The roadmap, as publicly visible, is less about specific dates and more about direction. Vanar is clearly positioning itself as infrastructure for consumer-scale adoption, with future layers and tools gradually expanding what developers can do. Some components are already live, while others are presented as coming next. This approach gives flexibility, but it also means the team will be judged heavily on delivery rather than promises.

No deep dive is complete without talking about challenges. Vanar’s fixed-fee model depends on accurate and resilient pricing mechanisms. If those systems fail or are manipulated, fee stability could be affected. The early validator model, while practical, raises decentralization concerns that will need to be addressed transparently. The market for gaming and consumer-focused blockchains is crowded, and Vanar must prove that it can attract developers and users at scale. The AI-native vision is exciting, but it also raises expectations that will require strong execution to meet.

In simple terms, Vanar is making a clear bet.
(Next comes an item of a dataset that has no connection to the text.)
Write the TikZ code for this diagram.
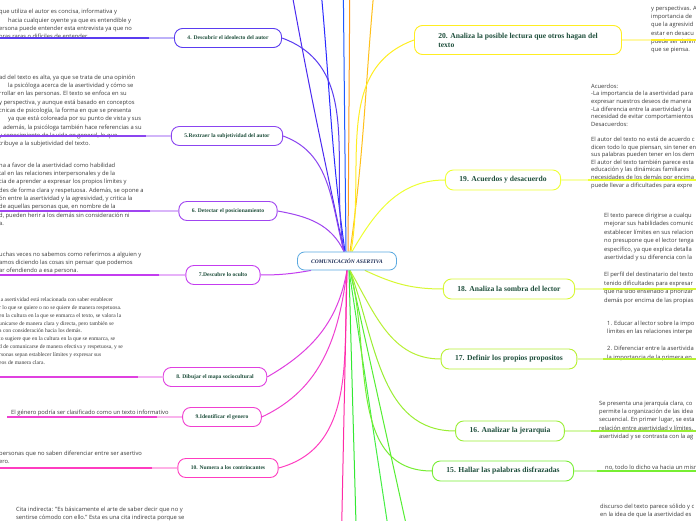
\documentclass[tikz,border=0pt]{standalone}
\usepackage{fontspec}
\setmainfont{Liberation Serif}
\setsansfont{Open Sans}
\usepackage{xcolor}
\usetikzlibrary{backgrounds}

\definecolor{rootline}{HTML}{5AA9E0}
\definecolor{roottext}{HTML}{1B2B55}
\definecolor{nodetext}{HTML}{1F4F3C}
\definecolor{leaftext}{HTML}{3A3A3A}
\definecolor{c1}{HTML}{1E5AFF}
\definecolor{c2}{HTML}{2A2AFF}
\definecolor{c3}{HTML}{4A2AF0}
\definecolor{c4}{HTML}{5A3CF0}
\definecolor{c5}{HTML}{8B45F0}
\definecolor{c6}{HTML}{A045F0}
\definecolor{c7}{HTML}{C43CF0}
\definecolor{c8}{HTML}{E040E0}
\definecolor{c9}{HTML}{F040D0}
\definecolor{c10}{HTML}{FF3CC0}
\definecolor{c11}{HTML}{FF2AA5}
\definecolor{c12}{HTML}{33E833}
\definecolor{c13}{HTML}{44EE44}
\definecolor{c14}{HTML}{55EE33}
\definecolor{c15}{HTML}{77EE33}
\definecolor{c16}{HTML}{99EE33}
\definecolor{c17}{HTML}{B8F033}
\definecolor{c18}{HTML}{D8F833}
\definecolor{c19}{HTML}{EEFF33}
\definecolor{c20}{HTML}{FFEE22}
\definecolor{c21}{HTML}{FFC01A}
\definecolor{c22}{HTML}{FF9A1A}

\begin{document}
\begin{tikzpicture}[x=1pt, y=1pt,
    root/.style={draw=rootline, fill=white, line width=0.8pt, rounded corners=7pt, minimum width=99pt, minimum height=18pt, font=\fontsize{5.5}{6}\selectfont\bfseries\itshape, text=roottext},
    topic/.style={draw=#1, fill=white, line width=0.9pt, rounded corners=8pt, minimum height=19pt, inner xsep=13pt, font=\fontsize{5.6}{6.5}\selectfont\bfseries, text=nodetext},
    bigtopic/.style={topic=#1, minimum height=20pt, inner xsep=14pt, font=\fontsize{7.6}{9}\selectfont\bfseries},
    leaf/.style={anchor=north west, inner sep=0pt, align=left, text=leaftext, font=\sffamily\fontsize{5.8}{8.3}\selectfont},
    leafrm/.style={leaf, font=\rmfamily\fontsize{5.6}{7.8}\selectfont},
    branch/.style={draw=#1, line width=1pt},
    lead/.style={draw=#1!40, line width=1.3pt},
    under/.style={draw=#1, line width=1.9pt}
  ]
  \useasboundingbox (0,0) rectangle (696,520);

  \node[root] (c) at (347,259) {COMUNICACIÓN ASERTIVA};

  \node[topic=c4] (n4) at (228,482) {4. Descubrir el ideolecto del autor};
  \node[topic=c5] (n5) at (227,384) {5.Rextraer la subjetividad del autor};
  \node[topic=c6] (n6) at (228,309) {6. Detectar el posicionamiento};
  \node[topic=c7] (n7) at (223,245) {7.Descubre lo oculto};
  \node[topic=c8] (n8) at (215,143) {8. Dibujar el mapa sociocultural};
  \node[topic=c9] (n9) at (222,103) {9.Identificar el genero};
  \node[topic=c10] (n10) at (228,52) {10. Numera a los contrincantes};

  \node[bigtopic=c20, align=left, minimum width=207pt, minimum height=29pt] (n20) at (518,480) {20. Analiza la posible lectura que otros hagan del\\texto};
  \node[bigtopic=c19] (n19) at (503,340) {19. Acuerdos y desacuerdo};
  \node[bigtopic=c18] (n18) at (509,231) {18. Analiza la sombra del lector};
  \node[bigtopic=c17] (n17) at (509,161) {17. Definir los propios propositos};
  \node[bigtopic=c16] (n16) at (510,89) {16. Analizar la jerarquia};
  \node[bigtopic=c15] (n15) at (503,49) {15. Hallar las palabras disfrazadas};

  \node[leaf] (l4) at (-1,510.8) {que utiliza el autor es concisa, informativa y\\\hspace*{9pt}hacia cualquier oyente ya que es entendible y\\ersona puede entender esta entrevista ya que no\\oras raras o difíciles de entender.};
  \node[leaf] (l5) at (-1,445.3) {ad del texto es alta, ya que se trata de una opinión\\\hspace*{9pt}la psicóloga acerca de la asertividad y cómo se\\rrollar en las personas. El texto se enfoca en su\\y perspectiva, y aunque está basado en conceptos\\cnicas de psicología, la forma en que se presenta\\\hspace*{9pt}ya que está coloreada por su punto de vista y sus\\\hspace*{4pt}además, la psicóloga también hace referencias a su\\y conocimiento de la vida en general, lo que\\tribuye a la subjetividad del texto.};
  \node[leaf] (l6) at (-1,357.3) {na a favor de la asertividad como habilidad\\tal en las relaciones interpersonales y de la\\cia de aprender a expresar los propios límites y\\des de forma clara y respetuosa. Además, se opone a\\ón entre la asertividad y la agresividad, y critica la\\de aquellas personas que, en nombre de la\\d, pueden herir a los demás sin consideración ni\\a.};
  \node[leaf] (l7) at (-1,268.3) {uchas veces no sabemos como referirnos a alguien y\\amos diciendo las cosas sin pensar que podemos\\ar ofendiendo a esa persona.};
  \node[leafrm] (l8) at (-1,222.3) {la asertividad está relacionada con saber establecer\\r lo que se quiere o no se quiere de manera respetuosa.\\en la cultura en la que se enmarca el texto, se valora la\\unicarse de manera clara y directa, pero también se\\a con consideración hacia los demás.\\to sugiere que en la cultura en la que se enmarca, se\\d de comunicarse de manera efectiva y respetuosa, y se\\rsonas sepan establecer límites y expresar sus\\eos de manera clara.};
  \node[leaf] (l9) at (11,110.3) {El género podría ser clasificado como un texto informativo};
  \node[leaf] (l10) at (-1,69.3) {personas que no saben diferenciar entre ser asertivo\\ero.};
  \node[leaf] (lc) at (16,13.3) {Cita indirecta: "Es básicamente el arte de saber decir que no y\\sentirse cómodo con ello." Esta es una cita indirecta porque se};

  \node[leaf] (l20) at (651,514.3) {y perspectivas. A\\importancia de\\que la agresivid\\estar en desacu\\puede ser dañin\\que se piensa.};
  \node[leaf, font=\sffamily\fontsize{5.8}{7.6}\selectfont] (l19) at (591,436.3) {Acuerdos:\\-La importancia de la asertividad para\\expresar nuestros deseos de manera\\-La diferencia entre la asertividad y la\\necesidad de evitar comportamientos\\Desacuerdos:\\[7.6pt]El autor del texto no está de acuerdo c\\dicen todo lo que piensan, sin tener en\\sus palabras pueden tener en los dem\\El autor del texto también parece esta\\educación y las dinámicas familiares\\necesidades de los demás por encima\\puede llevar a dificultades para expre};
  \node[leaf, font=\sffamily\fontsize{5.8}{8.5}\selectfont] (l18) at (604,307.3) {El texto parece dirigirse a cualqu\\mejorar sus habilidades comunic\\establecer límites en sus relacion\\no presupone que el lector tenga\\específico, ya que explica detalla\\asertividad y su diferencia con la\\[8.5pt]El perfil del destinatario del texto\\tenido dificultades para expresar\\que ha sido enseñado a priorizar\\demás por encima de las propias};
  \node[leaf, font=\sffamily\fontsize{5.8}{8.5}\selectfont] (l17) at (607,199.3) {1. Educar al lector sobre la impo\\límites en las relaciones interpe\\[8.5pt]2. Diferenciar entre la asertivida\\la importancia de la primera en};
  \node[leaf] (l16) at (599,119.3) {Se presenta una jerarquía clara, co\\permite la organización de las idea\\secuencial. En primer lugar, se esta\\relación entre asertividad y límites.\\asertividad y se contrasta con la ag};
  \node[leaf] (l15) at (605,55.3) {no, todo lo dicho va hacia un mism};
  \node[leaf] (lb) at (600,16.3) {discurso del texto parece sólido y c\\en la idea de que la asertividad es};

  \coordinate (rim) at (700,0);
  \coordinate (t1) at (343,560);
  \coordinate (t2) at (318,560);
  \coordinate (t3) at (286,560);
  \coordinate (t21) at (377,560);
  \coordinate (t22) at (350,560);
  \coordinate (b11) at (341,-40);
  \coordinate (b12) at (357,-40);
  \coordinate (b13) at (393,-40);
  \coordinate (b14) at (414,-40);

  \begin{scope}[on background layer]
    \fill[white] (0,0) rectangle (696,520);
    \draw[branch=c3] ([xshift=-3pt]c.north) to[out=102,in=-80] (t3);
    \draw[branch=c2] ([xshift=-2pt]c.north) to[out=98,in=-84] (t2);
    \draw[branch=c1] ([xshift=-1pt]c.north) -- (t1);
    \draw[branch=c22] ([xshift=1pt]c.north) -- (t22);
    \draw[branch=c21] ([xshift=3pt]c.north) to[out=82,in=-96] (t21);
    \draw[branch=c4] ([xshift=-3pt]c.north) to[out=100,in=-20] (n4.east);
    \draw[branch=c5] ([xshift=-3pt]c.north) to[out=105,in=-20] (n5.east);
    \draw[branch=c6] ([xshift=-3pt]c.north) to[out=115,in=-10] (n6.east);
    \draw[branch=c7] ([xshift=14pt]c.south west) to[out=190,in=0] (n7.east);
    \draw[branch=c8] (c.south) to[out=-100,in=30] (n8.east);
    \draw[branch=c9] (c.south) to[out=-97,in=25] (n9.east);
    \draw[branch=c10] (c.south) to[out=-93,in=15] (n10.east);
    \draw[branch=c11] (c.south) -- (b11);
    \draw[branch=c12] ([xshift=2pt]c.south) -- (b12);
    \draw[branch=c13] ([xshift=2pt]c.south) -- (b13);
    \draw[branch=c14] ([xshift=3pt]c.south) -- (b14);
    \draw[branch=c15] ([xshift=3pt]c.south) to[out=-75,in=180] (n15.west);
    \draw[branch=c16] ([xshift=3pt]c.south) to[out=-70,in=180] (n16.west);
    \draw[branch=c17] ([xshift=3pt]c.south) to[out=-60,in=180] (n17.west);
    \draw[branch=c18] ([xshift=-32pt]c.south east) to[out=-25,in=180] (n18.west);
    \draw[branch=c19] ([xshift=5pt]c.north) to[out=60,in=180] (n19.west);
    \draw[branch=c20] ([xshift=4pt]c.north) to[out=80,in=200] (n20.west);
  \end{scope}

  \draw[lead=c4] (n4.west) -- ++(-25,0) coordinate (k4);
  \draw[under=c4] (k4) -- (l4.west |- k4);
  \draw[lead=c5] (n5.west) -- ++(-25,0) coordinate (k5);
  \draw[under=c5] (k5) -- (l5.west |- k5);
  \draw[lead=c6] (n6.west) -- ++(-28,0) coordinate (k6);
  \draw[under=c6] (k6) -- (l6.west |- k6);
  \draw[lead=c7] (n7.west) -- ++(-26,0) coordinate (k7);
  \draw[under=c7] (k7) -- (l7.west |- k7);
  \draw[lead=c8] (n8.west) -- ++(-25,0) coordinate (k8);
  \draw[under=c8] (k8) -- (l8.west |- k8);
  \draw[lead=c9] (n9.west) -- ++(-25,0) coordinate (k9);
  \draw[under=c9] (k9) -- ([xshift=-4pt]l9.west |- k9);
  \draw[lead=c10] (n10.west) -- ++(-25,0) coordinate (k10);
  \draw[under=c10] (k10) -- (l10.west |- k10);

  \draw[lead=c20] (n20.east) -- ++(29,0) coordinate (k20);
  \draw[under=c20] (k20) -- (k20 -| rim);
  \draw[lead=c19] (n19.east) -- ++(27,0) coordinate (k19);
  \draw[under=c19] (k19) -- (k19 -| rim);
  \draw[lead=c18] (n18.east) -- ++(28,0) coordinate (k18);
  \draw[under=c18] (k18) -- (k18 -| rim);
  \draw[lead=c17] (n17.east) -- ++(26,0) coordinate (k17);
  \draw[under=c17] (k17) -- (k17 -| rim);
  \draw[lead=c16] (n16.east) -- ++(26,0) coordinate (k16);
  \draw[under=c16] (k16) -- (k16 -| rim);
  \draw[lead=c15] (n15.east) -- ++(23,0) coordinate (k15);
  \draw[under=c15] (k15) -- (k15 -| rim);
\end{tikzpicture}
\end{document}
It believes the future of Web3 is not just finance, but everyday digital experiences used by billions of people who do not want to think about blockchain at all. To support that future, the infrastructure must be fast, predictable, affordable, and developer-friendly. Vanar’s design choices reflect that belief. Whether it succeeds will depend on adoption, real usage, and the team’s ability to turn vision into working systems. If it does, Vanar could become one of the blockchains that quietly power mainstream digital experiences without users even realizing they are on-chain.